Dalam banyak kasus, faktor alami jangka pendek, bukan kegiatan manusia
yang berperan. Selama 2011, misalnya, badai La Nina terjadi di
mana-mana di Samudra Pasifik. Ini artinya bahwa air yang sangat hangat
terkonsentrasi di dekat Asia Tenggara. Sedangkan air yang dingin
terkonsentrasi di dekat Peru. Kondisi yang sementara itu menyebabkan
banyaknya terjadi perubahan jangka pendek dalam pola curah hujan dan
suhu yang menyebabkan, misalnya, banjir bandang di Thailand.
Namun,
setelah dengan cermat mengamati pergeseran alami dari tahun ke tahun
ini, ilmuwan menemukan bahwa beberapa bencana yang terjadi akhir-akhir
ini mungkin mencerminkan perubahan iklim karena ulah manusia juga.

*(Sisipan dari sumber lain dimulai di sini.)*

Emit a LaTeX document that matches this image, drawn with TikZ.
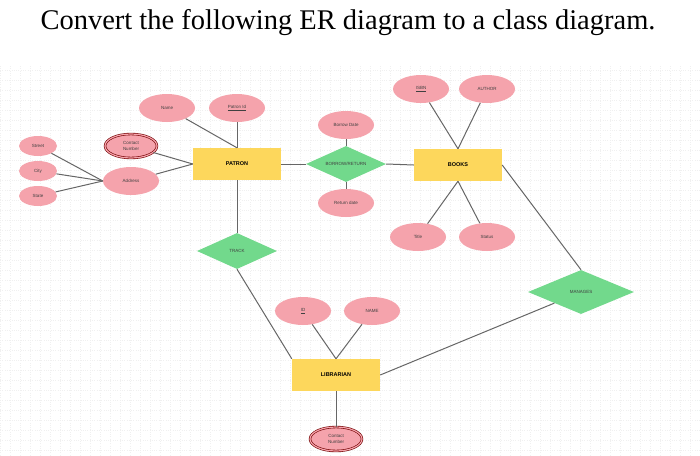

Misalnya, menghangatnya Samudra Hindia karena ulah manusia mungkin
berperan dalam kekeringan pada 2011 di Tanduk Afrika, yang menyebabkan
terjadinya kelaparan dan konflik yang menimpa jutaan orang. Kekeringan
yang luar biasa meluasnya di Amerika saat ini mungkin mencerminkan
gabungan penyebab alami, termasuk La Nina, dan gelombang panas yang
makin diperparah oleh perubahan iklim akibat ulah manusia.
Bukti-buktinya
jelas dan terus bertambah dengan cepat. Umat manusia telah meletakkan
dirinya ke dalam bahaya yang semakin meningkat lewat perubahan iklim
akibat ulahnya juga. Sebagai masyarakat global, kita perlu bergerak
cepat dan tegas dalam perempat abad yang datang ini, pindah dari
ekonomi berbasis bahan bakar fosil ke ekonomi berbasis teknologi energi
rendah karbon.
Masyarakat dunia siap mendengarkan pesan itu
dan bertindak. Tapi politikus di mana-mana penakut, terutama karena
perusahaan minyak dan batu bara itu secara politik begitu kuat.
Kesejahteraan umat manusia, bahkan kelanjutan eksistensinya, bakal
bergantung pada bukti ilmiah dan know-how teknologi mengalahkan
keserakahan yang picik, ketakutan politik, dan arus propaganda
anti-ilmiah yang terus-menerus dilancarkan perusahaan-perusahaan besar.